## Data lines

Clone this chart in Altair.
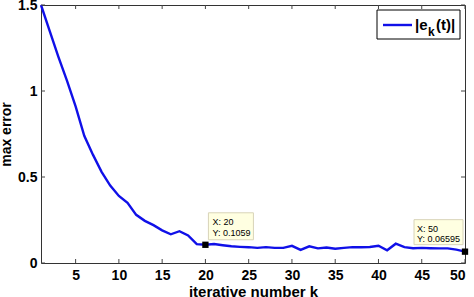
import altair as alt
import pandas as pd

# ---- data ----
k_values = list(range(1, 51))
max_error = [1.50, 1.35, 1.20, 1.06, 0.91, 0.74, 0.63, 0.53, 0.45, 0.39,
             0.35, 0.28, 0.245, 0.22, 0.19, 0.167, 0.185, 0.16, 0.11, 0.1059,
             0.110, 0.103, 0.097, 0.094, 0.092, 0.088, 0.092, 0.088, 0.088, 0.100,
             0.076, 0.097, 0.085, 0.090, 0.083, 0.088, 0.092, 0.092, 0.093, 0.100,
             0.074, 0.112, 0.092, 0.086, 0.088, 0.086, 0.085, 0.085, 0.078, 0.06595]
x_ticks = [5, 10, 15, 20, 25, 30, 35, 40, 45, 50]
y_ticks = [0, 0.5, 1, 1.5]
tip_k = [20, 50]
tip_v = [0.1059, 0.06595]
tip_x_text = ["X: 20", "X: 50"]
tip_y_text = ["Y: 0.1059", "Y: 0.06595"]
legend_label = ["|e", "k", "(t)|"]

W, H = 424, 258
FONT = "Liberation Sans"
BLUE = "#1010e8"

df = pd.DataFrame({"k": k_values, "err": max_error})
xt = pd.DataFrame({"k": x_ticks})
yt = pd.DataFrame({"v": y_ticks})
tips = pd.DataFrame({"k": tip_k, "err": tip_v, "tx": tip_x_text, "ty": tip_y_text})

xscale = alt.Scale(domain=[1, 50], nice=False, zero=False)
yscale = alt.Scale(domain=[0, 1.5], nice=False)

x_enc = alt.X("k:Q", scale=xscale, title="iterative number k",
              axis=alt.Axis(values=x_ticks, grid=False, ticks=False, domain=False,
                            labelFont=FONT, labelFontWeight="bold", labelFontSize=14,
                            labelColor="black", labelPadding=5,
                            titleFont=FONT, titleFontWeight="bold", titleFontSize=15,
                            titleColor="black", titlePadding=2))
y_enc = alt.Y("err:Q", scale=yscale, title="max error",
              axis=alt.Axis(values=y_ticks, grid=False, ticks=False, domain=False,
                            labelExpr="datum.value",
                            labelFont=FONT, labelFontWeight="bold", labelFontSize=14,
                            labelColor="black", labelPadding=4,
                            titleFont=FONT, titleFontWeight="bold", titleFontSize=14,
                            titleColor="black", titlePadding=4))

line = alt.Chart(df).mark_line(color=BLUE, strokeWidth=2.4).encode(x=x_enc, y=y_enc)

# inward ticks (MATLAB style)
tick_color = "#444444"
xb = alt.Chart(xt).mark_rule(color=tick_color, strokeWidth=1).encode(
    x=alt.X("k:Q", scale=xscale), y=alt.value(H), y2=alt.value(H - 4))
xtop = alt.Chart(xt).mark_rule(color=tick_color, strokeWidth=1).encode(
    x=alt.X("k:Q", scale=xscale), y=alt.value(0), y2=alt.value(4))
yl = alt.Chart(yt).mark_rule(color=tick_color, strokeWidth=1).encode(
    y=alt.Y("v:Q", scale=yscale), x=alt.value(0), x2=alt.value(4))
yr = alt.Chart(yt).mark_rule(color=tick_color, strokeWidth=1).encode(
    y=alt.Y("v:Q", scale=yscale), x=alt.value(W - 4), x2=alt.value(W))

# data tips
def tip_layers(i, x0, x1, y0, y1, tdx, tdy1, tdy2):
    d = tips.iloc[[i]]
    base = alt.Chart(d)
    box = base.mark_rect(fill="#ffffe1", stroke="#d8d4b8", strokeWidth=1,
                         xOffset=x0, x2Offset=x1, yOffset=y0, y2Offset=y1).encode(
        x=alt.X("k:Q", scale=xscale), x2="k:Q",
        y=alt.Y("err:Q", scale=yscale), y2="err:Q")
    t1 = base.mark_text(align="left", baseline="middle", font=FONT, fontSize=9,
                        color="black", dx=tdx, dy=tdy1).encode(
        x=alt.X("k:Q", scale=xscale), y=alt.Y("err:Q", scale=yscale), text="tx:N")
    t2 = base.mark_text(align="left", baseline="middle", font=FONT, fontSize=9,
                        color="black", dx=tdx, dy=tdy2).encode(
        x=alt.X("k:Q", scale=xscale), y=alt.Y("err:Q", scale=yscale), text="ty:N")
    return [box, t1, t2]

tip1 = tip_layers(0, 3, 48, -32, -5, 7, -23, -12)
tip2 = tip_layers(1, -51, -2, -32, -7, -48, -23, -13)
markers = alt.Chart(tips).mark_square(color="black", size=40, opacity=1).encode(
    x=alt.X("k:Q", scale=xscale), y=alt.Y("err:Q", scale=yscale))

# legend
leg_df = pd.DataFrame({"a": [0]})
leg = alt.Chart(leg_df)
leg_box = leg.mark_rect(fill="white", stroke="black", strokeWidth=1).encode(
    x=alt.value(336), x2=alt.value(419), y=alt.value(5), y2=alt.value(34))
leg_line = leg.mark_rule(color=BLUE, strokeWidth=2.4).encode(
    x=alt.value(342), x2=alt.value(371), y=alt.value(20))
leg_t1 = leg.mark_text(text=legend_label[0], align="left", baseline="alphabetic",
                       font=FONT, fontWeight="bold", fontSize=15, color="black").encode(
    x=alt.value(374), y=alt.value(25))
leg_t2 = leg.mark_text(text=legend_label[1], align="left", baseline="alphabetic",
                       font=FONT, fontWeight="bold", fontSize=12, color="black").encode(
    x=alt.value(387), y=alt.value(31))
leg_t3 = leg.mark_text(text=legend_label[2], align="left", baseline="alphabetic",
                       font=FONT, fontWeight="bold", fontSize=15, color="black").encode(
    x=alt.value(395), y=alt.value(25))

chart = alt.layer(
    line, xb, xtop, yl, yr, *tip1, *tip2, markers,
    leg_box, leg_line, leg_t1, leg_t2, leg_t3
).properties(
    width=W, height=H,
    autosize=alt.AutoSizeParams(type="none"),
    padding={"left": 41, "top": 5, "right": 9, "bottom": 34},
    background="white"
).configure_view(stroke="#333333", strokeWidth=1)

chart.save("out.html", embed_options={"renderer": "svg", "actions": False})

## Brief
All of the data needs repeating exactly, but the pictures do not.

## Answer to this problem
Clone this chart in Altair.
import altair as alt
import pandas as pd

# ---- data ----
k_values = list(range(1, 51))
max_error = [1.50, 1.35, 1.20, 1.06, 0.91, 0.74, 0.63, 0.53, 0.45, 0.39,
             0.35, 0.28, 0.245, 0.22, 0.19, 0.167, 0.185, 0.16, 0.11, 0.1059,
             0.110, 0.103, 0.097, 0.094, 0.092, 0.088, 0.092, 0.088, 0.088, 0.100,
             0.076, 0.097, 0.085, 0.090, 0.083, 0.088, 0.092, 0.092, 0.093, 0.100,
             0.074, 0.112, 0.092, 0.086, 0.088, 0.086, 0.085, 0.085, 0.078, 0.06595]
x_ticks = [5, 10, 15, 20, 25, 30, 35, 40, 45, 50]
y_ticks = [0, 0.5, 1, 1.5]
tip_k = [20, 50]
tip_v = [0.1059, 0.06595]
tip_x_text = ["X: 20", "X: 50"]
tip_y_text = ["Y: 0.1059", "Y: 0.06595"]
legend_label = ["|e", "k", "(t)|"]

W, H = 424, 258
FONT = "Liberation Sans"
BLUE = "#1010e8"

df = pd.DataFrame({"k": k_values, "err": max_error})
xt = pd.DataFrame({"k": x_ticks})
yt = pd.DataFrame({"v": y_ticks})
tips = pd.DataFrame({"k": tip_k, "err": tip_v, "tx": tip_x_text, "ty": tip_y_text})

xscale = alt.Scale(domain=[1, 50], nice=False, zero=False)
yscale = alt.Scale(domain=[0, 1.5], nice=False)

x_enc = alt.X("k:Q", scale=xscale, title="iterative number k",
              axis=alt.Axis(values=x_ticks, grid=False, ticks=False, domain=False,
                            labelFont=FONT, labelFontWeight="bold", labelFontSize=14,
                            labelColor="black", labelPadding=5,
                            titleFont=FONT, titleFontWeight="bold", titleFontSize=15,
                            titleColor="black", titlePadding=2))
y_enc = alt.Y("err:Q", scale=yscale, title="max error",
              axis=alt.Axis(values=y_ticks, grid=False, ticks=False, domain=False,
                            labelExpr="datum.value",
                            labelFont=FONT, labelFontWeight="bold", labelFontSize=14,
                            labelColor="black", labelPadding=4,
                            titleFont=FONT, titleFontWeight="bold", titleFontSize=14,
                            titleColor="black", titlePadding=4))

line = alt.Chart(df).mark_line(color=BLUE, strokeWidth=2.4).encode(x=x_enc, y=y_enc)

# inward ticks (MATLAB style)
tick_color = "#444444"
xb = alt.Chart(xt).mark_rule(color=tick_color, strokeWidth=1).encode(
    x=alt.X("k:Q", scale=xscale), y=alt.value(H), y2=alt.value(H - 4))
xtop = alt.Chart(xt).mark_rule(color=tick_color, strokeWidth=1).encode(
    x=alt.X("k:Q", scale=xscale), y=alt.value(0), y2=alt.value(4))
yl = alt.Chart(yt).mark_rule(color=tick_color, strokeWidth=1).encode(
    y=alt.Y("v:Q", scale=yscale), x=alt.value(0), x2=alt.value(4))
yr = alt.Chart(yt).mark_rule(color=tick_color, strokeWidth=1).encode(
    y=alt.Y("v:Q", scale=yscale), x=alt.value(W - 4), x2=alt.value(W))

# data tips
def tip_layers(i, x0, x1, y0, y1, tdx, tdy1, tdy2):
    d = tips.iloc[[i]]
    base = alt.Chart(d)
    box = base.mark_rect(fill="#ffffe1", stroke="#d8d4b8", strokeWidth=1,
                         xOffset=x0, x2Offset=x1, yOffset=y0, y2Offset=y1).encode(
        x=alt.X("k:Q", scale=xscale), x2="k:Q",
        y=alt.Y("err:Q", scale=yscale), y2="err:Q")
    t1 = base.mark_text(align="left", baseline="middle", font=FONT, fontSize=9,
                        color="black", dx=tdx, dy=tdy1).encode(
        x=alt.X("k:Q", scale=xscale), y=alt.Y("err:Q", scale=yscale), text="tx:N")
    t2 = base.mark_text(align="left", baseline="middle", font=FONT, fontSize=9,
                        color="black", dx=tdx, dy=tdy2).encode(
        x=alt.X("k:Q", scale=xscale), y=alt.Y("err:Q", scale=yscale), text="ty:N")
    return [box, t1, t2]

tip1 = tip_layers(0, 3, 48, -32, -5, 7, -23, -12)
tip2 = tip_layers(1, -51, -2, -32, -7, -48, -23, -13)
markers = alt.Chart(tips).mark_square(color="black", size=40, opacity=1).encode(
    x=alt.X("k:Q", scale=xscale), y=alt.Y("err:Q", scale=yscale))

# legend
leg_df = pd.DataFrame({"a": [0]})
leg = alt.Chart(leg_df)
leg_box = leg.mark_rect(fill="white", stroke="black", strokeWidth=1).encode(
    x=alt.value(336), x2=alt.value(419), y=alt.value(5), y2=alt.value(34))
leg_line = leg.mark_rule(color=BLUE, strokeWidth=2.4).encode(
    x=alt.value(342), x2=alt.value(371), y=alt.value(20))
leg_t1 = leg.mark_text(text=legend_label[0], align="left", baseline="alphabetic",
                       font=FONT, fontWeight="bold", fontSize=15, color="black").encode(
    x=alt.value(374), y=alt.value(25))
leg_t2 = leg.mark_text(text=legend_label[1], align="left", baseline="alphabetic",
                       font=FONT, fontWeight="bold", fontSize=12, color="black").encode(
    x=alt.value(387), y=alt.value(31))
leg_t3 = leg.mark_text(text=legend_label[2], align="left", baseline="alphabetic",
                       font=FONT, fontWeight="bold", fontSize=15, color="black").encode(
    x=alt.value(395), y=alt.value(25))

chart = alt.layer(
    line, xb, xtop, yl, yr, *tip1, *tip2, markers,
    leg_box, leg_line, leg_t1, leg_t2, leg_t3
).properties(
    width=W, height=H,
    autosize=alt.AutoSizeParams(type="none"),
    padding={"left": 41, "top": 5, "right": 9, "bottom": 34},
    background="white"
).configure_view(stroke="#333333", strokeWidth=1)

chart.save("out.html", embed_options={"renderer": "svg", "actions": False})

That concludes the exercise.